WHAT IS REQUIRED
Without including any images, repeat the data exactly.

___ INFORMATION PROVIDED

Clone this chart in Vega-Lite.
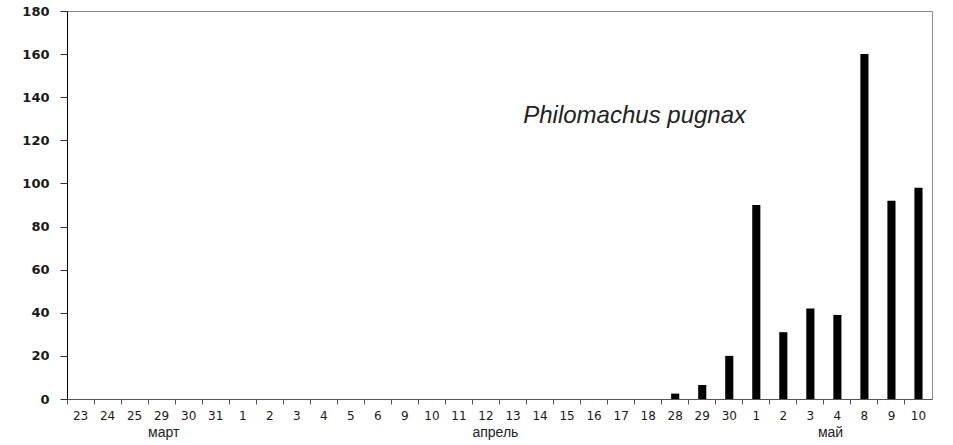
{
  "$schema": "https://vega.github.io/schema/vega-lite/v6.json",
  "autosize": "none",
  "width": 865,
  "height": 388,
  "padding": {"left": 67, "top": 11, "right": 21, "bottom": 46},
  "background": "white",
  "config": {"view": {"stroke": "#8a8a8a", "strokeWidth": 1}},
  "datasets": {
    "counts": [
      {"key": "03-23", "n": 0}, {"key": "03-24", "n": 0}, {"key": "03-25", "n": 0},
      {"key": "03-29", "n": 0}, {"key": "03-30", "n": 0}, {"key": "03-31", "n": 0},
      {"key": "04-01", "n": 0}, {"key": "04-02", "n": 0}, {"key": "04-03", "n": 0},
      {"key": "04-04", "n": 0}, {"key": "04-05", "n": 0}, {"key": "04-06", "n": 0},
      {"key": "04-09", "n": 0}, {"key": "04-10", "n": 0}, {"key": "04-11", "n": 0},
      {"key": "04-12", "n": 0}, {"key": "04-13", "n": 0}, {"key": "04-14", "n": 0},
      {"key": "04-15", "n": 0}, {"key": "04-16", "n": 0}, {"key": "04-17", "n": 0},
      {"key": "04-18", "n": 0}, {"key": "04-28", "n": 2.5}, {"key": "04-29", "n": 6.5},
      {"key": "04-30", "n": 20}, {"key": "05-01", "n": 90}, {"key": "05-02", "n": 31},
      {"key": "05-03", "n": 42}, {"key": "05-04", "n": 39}, {"key": "05-08", "n": 160},
      {"key": "05-09", "n": 92}, {"key": "05-10", "n": 98}
    ],
    "months": [
      {"key": "03-29", "label": "март"},
      {"key": "04-12", "label": "апрель"}
    ],
    "may": [
      {"key": "05-04", "label": "май"}
    ],
    "title": [
      {"key": "04-18", "v": 131.5, "label": "Philomachus pugnax"}
    ]
  },
  "layer": [
    {
      "data": {"name": "counts"},
      "mark": {"type": "bar", "color": "#000000", "width": {"band": 0.3}},
      "encoding": {
        "x": {
          "field": "key", "type": "ordinal", "sort": null,
          "scale": {"paddingInner": 0, "paddingOuter": 0},
          "axis": {
            "title": null,
            "bandPosition": 0,
            "labelExpr": "'' + toNumber(slice(datum.value, 3))",
            "labelAngle": 0,
            "labelFont": "DejaVu Sans",
            "labelFontSize": 12,
            "labelColor": "#1a1a1a",
            "labelPadding": 6,
            "tickSize": 5,
            "tickColor": "#555555",
            "domainColor": "#555555",
            "grid": false
          }
        },
        "y": {
          "field": "n", "type": "quantitative",
          "scale": {"domain": [0, 180], "nice": false},
          "axis": {
            "title": null,
            "values": [0, 20, 40, 60, 80, 100, 120, 140, 160, 180],
            "labelFont": "DejaVu Sans",
            "labelFontSize": 13,
            "labelFontWeight": "bold",
            "labelColor": "#1a1a1a",
            "labelPadding": 11,
            "tickSize": 7,
            "tickColor": "#333333",
            "domainColor": "#000000",
            "grid": false
          }
        }
      }
    },
    {
      "data": {"name": "months"},
      "mark": {"type": "text", "align": "left", "baseline": "middle", "dy": 34, "font": "Liberation Sans", "fontSize": 14, "color": "#222222"},
      "encoding": {
        "x": {"field": "key", "type": "ordinal", "sort": null, "bandPosition": 0},
        "y": {"datum": 0, "type": "quantitative"},
        "text": {"field": "label"}
      }
    },
    {
      "data": {"name": "may"},
      "mark": {"type": "text", "align": "left", "baseline": "middle", "dy": 34, "dx": -6, "font": "Liberation Sans", "fontSize": 14, "color": "#222222"},
      "encoding": {
        "x": {"field": "key", "type": "ordinal", "sort": null, "bandPosition": 0},
        "y": {"datum": 0, "type": "quantitative"},
        "text": {"field": "label"}
      }
    },
    {
      "data": {"name": "title"},
      "mark": {"type": "text", "align": "center", "baseline": "middle", "font": "Liberation Sans", "fontStyle": "italic", "fontSize": 24, "color": "#222222"},
      "encoding": {
        "x": {"field": "key", "type": "ordinal", "sort": null, "bandPosition": 0},
        "y": {"field": "v", "type": "quantitative"},
        "text": {"field": "label"}
      }
    }
  ]
}
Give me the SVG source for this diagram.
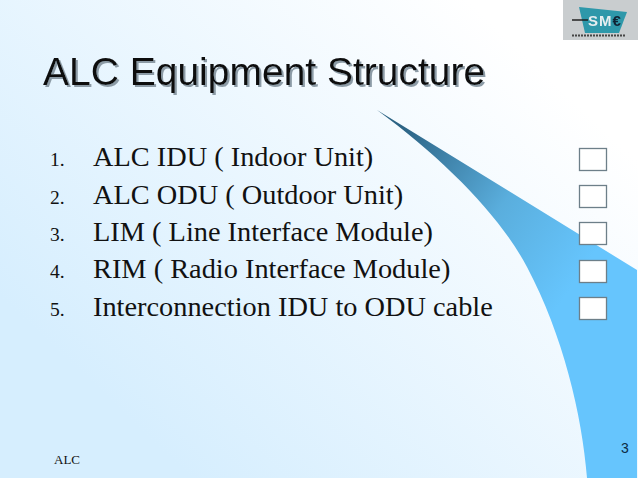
<svg xmlns="http://www.w3.org/2000/svg" width="638" height="478" viewBox="0 0 638 478">
<defs>
<linearGradient id="bg" gradientUnits="userSpaceOnUse" x1="500" y1="30" x2="130" y2="420">
<stop offset="0" stop-color="#ffffff"/><stop offset="1" stop-color="#d6eefe"/>
</linearGradient>
<linearGradient id="wedge" gradientUnits="userSpaceOnUse" x1="400" y1="130" x2="590" y2="260">
<stop offset="0" stop-color="#2c6384"/><stop offset="0.55" stop-color="#5aaedd"/><stop offset="1" stop-color="#66c5fd"/>
</linearGradient>
<filter id="blur" x="-5%" y="-5%" width="110%" height="110%"><feGaussianBlur stdDeviation="0.6"/></filter>
<filter id="shadow" x="-5%" y="-20%" width="110%" height="140%"><feDropShadow dx="2" dy="2" stdDeviation="0.7" flood-color="#8c9ba6"/></filter>
</defs>
<style>
.title{font-family:"Liberation Sans",Arial,sans-serif;font-size:39px;fill:#0b0b0b}
.num{font-family:"Liberation Serif","Times New Roman",serif;font-size:19.5px;fill:#111}
.item{font-family:"Liberation Serif","Times New Roman",serif;font-size:28.35px;fill:#111}
.box{fill:#fff;stroke:#6d7f89;stroke-width:1.3}
</style>
<rect width="638" height="478" fill="url(#bg)"/>
<path id="wedge-shape" d="M377 110 L637 270 L637 478 L587 478 C582 415 563 335 527 267 C500 216 445 160 377 110Z" fill="url(#wedge)"/>
<g id="logo">
<rect x="563" y="0" width="75" height="40" fill="#c9cdcf"/>
<g filter="url(#blur)">
<path d="M579 7 L627 12 L619 33 L585 33Z" fill="#2f98aa"/>
<path d="M572 20 H588" stroke="#222" stroke-width="1.5"/>
<text x="588" y="25.500" font-family="'Liberation Sans',sans-serif" font-size="15" font-weight="700" letter-spacing="1" fill="#e6eef0">SM<tspan fill="#123">€</tspan></text>
<path d="M572 35.500 H625" stroke="#444" stroke-width="2" stroke-dasharray="2 1"/>
</g>
</g>
<text id="title" class="title" x="43" y="85" filter="url(#shadow)">ALC Equipment Structure</text>
<g id="list">
<text class="num" x="50" y="166">1.</text><text class="item" x="93" y="166">ALC IDU ( Indoor Unit)</text>
<text class="num" x="50" y="203.500">2.</text><text class="item" x="93" y="203.500">ALC ODU ( Outdoor Unit)</text>
<text class="num" x="50" y="241">3.</text><text class="item" x="93" y="241">LIM ( Line Interface Module)</text>
<text class="num" x="50" y="278">4.</text><text class="item" x="93" y="278">RIM ( Radio Interface Module)</text>
<text class="num" x="50" y="315.500">5.</text><text class="item" x="93" y="315.500">Interconnection IDU to ODU cable</text>
</g>
<g id="checkboxes">
<rect class="box" x="579.5" y="148.5" width="27" height="22"/>
<rect class="box" x="579.5" y="185.5" width="27" height="22"/>
<rect class="box" x="579.5" y="222.5" width="27" height="22"/>
<rect class="box" x="579.5" y="260.5" width="27" height="22"/>
<rect class="box" x="579.5" y="297.5" width="27" height="22"/>
</g>
<text id="footer" x="54" y="464" font-family="'Liberation Serif',serif" font-size="13" fill="#111">ALC</text>
<text id="page" x="621" y="453" font-family="'Liberation Sans',sans-serif" font-size="14" fill="#0c2c44">3</text>
</svg>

______

THE REPLY
Clone this chart in Vega-Lite.
{
  "$schema": "https://vega.github.io/schema/vega-lite/v6.json",
  "autosize": "none",
  "width": 865,
  "height": 388,
  "padding": {"left": 67, "top": 11, "right": 21, "bottom": 46},
  "background": "white",
  "config": {"view": {"stroke": "#8a8a8a", "strokeWidth": 1}},
  "datasets": {
    "counts": [
      {"key": "03-23", "n": 0}, {"key": "03-24", "n": 0}, {"key": "03-25", "n": 0},
      {"key": "03-29", "n": 0}, {"key": "03-30", "n": 0}, {"key": "03-31", "n": 0},
      {"key": "04-01", "n": 0}, {"key": "04-02", "n": 0}, {"key": "04-03", "n": 0},
      {"key": "04-04", "n": 0}, {"key": "04-05", "n": 0}, {"key": "04-06", "n": 0},
      {"key": "04-09", "n": 0}, {"key": "04-10", "n": 0}, {"key": "04-11", "n": 0},
      {"key": "04-12", "n": 0}, {"key": "04-13", "n": 0}, {"key": "04-14", "n": 0},
      {"key": "04-15", "n": 0}, {"key": "04-16", "n": 0}, {"key": "04-17", "n": 0},
      {"key": "04-18", "n": 0}, {"key": "04-28", "n": 2.5}, {"key": "04-29", "n": 6.5},
      {"key": "04-30", "n": 20}, {"key": "05-01", "n": 90}, {"key": "05-02", "n": 31},
      {"key": "05-03", "n": 42}, {"key": "05-04", "n": 39}, {"key": "05-08", "n": 160},
      {"key": "05-09", "n": 92}, {"key": "05-10", "n": 98}
    ],
    "months": [
      {"key": "03-29", "label": "март"},
      {"key": "04-12", "label": "апрель"}
    ],
    "may": [
      {"key": "05-04", "label": "май"}
    ],
    "title": [
      {"key": "04-18", "v": 131.5, "label": "Philomachus pugnax"}
    ]
  },
  "layer": [
    {
      "data": {"name": "counts"},
      "mark": {"type": "bar", "color": "#000000", "width": {"band": 0.3}},
      "encoding": {
        "x": {
          "field": "key", "type": "ordinal", "sort": null,
          "scale": {"paddingInner": 0, "paddingOuter": 0},
          "axis": {
            "title": null,
            "bandPosition": 0,
            "labelExpr": "'' + toNumber(slice(datum.value, 3))",
            "labelAngle": 0,
            "labelFont": "DejaVu Sans",
            "labelFontSize": 12,
            "labelColor": "#1a1a1a",
            "labelPadding": 6,
            "tickSize": 5,
            "tickColor": "#555555",
            "domainColor": "#555555",
            "grid": false
          }
        },
        "y": {
          "field": "n", "type": "quantitative",
          "scale": {"domain": [0, 180], "nice": false},
          "axis": {
            "title": null,
            "values": [0, 20, 40, 60, 80, 100, 120, 140, 160, 180],
            "labelFont": "DejaVu Sans",
            "labelFontSize": 13,
            "labelFontWeight": "bold",
            "labelColor": "#1a1a1a",
            "labelPadding": 11,
            "tickSize": 7,
            "tickColor": "#333333",
            "domainColor": "#000000",
            "grid": false
          }
        }
      }
    },
    {
      "data": {"name": "months"},
      "mark": {"type": "text", "align": "left", "baseline": "middle", "dy": 34, "font": "Liberation Sans", "fontSize": 14, "color": "#222222"},
      "encoding": {
        "x": {"field": "key", "type": "ordinal", "sort": null, "bandPosition": 0},
        "y": {"datum": 0, "type": "quantitative"},
        "text": {"field": "label"}
      }
    },
    {
      "data": {"name": "may"},
      "mark": {"type": "text", "align": "left", "baseline": "middle", "dy": 34, "dx": -6, "font": "Liberation Sans", "fontSize": 14, "color": "#222222"},
      "encoding": {
        "x": {"field": "key", "type": "ordinal", "sort": null, "bandPosition": 0},
        "y": {"datum": 0, "type": "quantitative"},
        "text": {"field": "label"}
      }
    },
    {
      "data": {"name": "title"},
      "mark": {"type": "text", "align": "center", "baseline": "middle", "font": "Liberation Sans", "fontStyle": "italic", "fontSize": 24, "color": "#222222"},
      "encoding": {
        "x": {"field": "key", "type": "ordinal", "sort": null, "bandPosition": 0},
        "y": {"field": "v", "type": "quantitative"},
        "text": {"field": "label"}
      }
    }
  ]
}
Give me the SVG source for this diagram.
<svg xmlns="http://www.w3.org/2000/svg" width="638" height="478" viewBox="0 0 638 478">
<defs>
<linearGradient id="bg" gradientUnits="userSpaceOnUse" x1="500" y1="30" x2="130" y2="420">
<stop offset="0" stop-color="#ffffff"/><stop offset="1" stop-color="#d6eefe"/>
</linearGradient>
<linearGradient id="wedge" gradientUnits="userSpaceOnUse" x1="400" y1="130" x2="590" y2="260">
<stop offset="0" stop-color="#2c6384"/><stop offset="0.55" stop-color="#5aaedd"/><stop offset="1" stop-color="#66c5fd"/>
</linearGradient>
<filter id="blur" x="-5%" y="-5%" width="110%" height="110%"><feGaussianBlur stdDeviation="0.6"/></filter>
<filter id="shadow" x="-5%" y="-20%" width="110%" height="140%"><feDropShadow dx="2" dy="2" stdDeviation="0.7" flood-color="#8c9ba6"/></filter>
</defs>
<style>
.title{font-family:"Liberation Sans",Arial,sans-serif;font-size:39px;fill:#0b0b0b}
.num{font-family:"Liberation Serif","Times New Roman",serif;font-size:19.5px;fill:#111}
.item{font-family:"Liberation Serif","Times New Roman",serif;font-size:28.35px;fill:#111}
.box{fill:#fff;stroke:#6d7f89;stroke-width:1.3}
</style>
<rect width="638" height="478" fill="url(#bg)"/>
<path id="wedge-shape" d="M377 110 L637 270 L637 478 L587 478 C582 415 563 335 527 267 C500 216 445 160 377 110Z" fill="url(#wedge)"/>
<g id="logo">
<rect x="563" y="0" width="75" height="40" fill="#c9cdcf"/>
<g filter="url(#blur)">
<path d="M579 7 L627 12 L619 33 L585 33Z" fill="#2f98aa"/>
<path d="M572 20 H588" stroke="#222" stroke-width="1.5"/>
<text x="588" y="25.500" font-family="'Liberation Sans',sans-serif" font-size="15" font-weight="700" letter-spacing="1" fill="#e6eef0">SM<tspan fill="#123">€</tspan></text>
<path d="M572 35.500 H625" stroke="#444" stroke-width="2" stroke-dasharray="2 1"/>
</g>
</g>
<text id="title" class="title" x="43" y="85" filter="url(#shadow)">ALC Equipment Structure</text>
<g id="list">
<text class="num" x="50" y="166">1.</text><text class="item" x="93" y="166">ALC IDU ( Indoor Unit)</text>
<text class="num" x="50" y="203.500">2.</text><text class="item" x="93" y="203.500">ALC ODU ( Outdoor Unit)</text>
<text class="num" x="50" y="241">3.</text><text class="item" x="93" y="241">LIM ( Line Interface Module)</text>
<text class="num" x="50" y="278">4.</text><text class="item" x="93" y="278">RIM ( Radio Interface Module)</text>
<text class="num" x="50" y="315.500">5.</text><text class="item" x="93" y="315.500">Interconnection IDU to ODU cable</text>
</g>
<g id="checkboxes">
<rect class="box" x="579.5" y="148.5" width="27" height="22"/>
<rect class="box" x="579.5" y="185.5" width="27" height="22"/>
<rect class="box" x="579.5" y="222.5" width="27" height="22"/>
<rect class="box" x="579.5" y="260.5" width="27" height="22"/>
<rect class="box" x="579.5" y="297.5" width="27" height="22"/>
</g>
<text id="footer" x="54" y="464" font-family="'Liberation Serif',serif" font-size="13" fill="#111">ALC</text>
<text id="page" x="621" y="453" font-family="'Liberation Sans',sans-serif" font-size="14" fill="#0c2c44">3</text>
</svg>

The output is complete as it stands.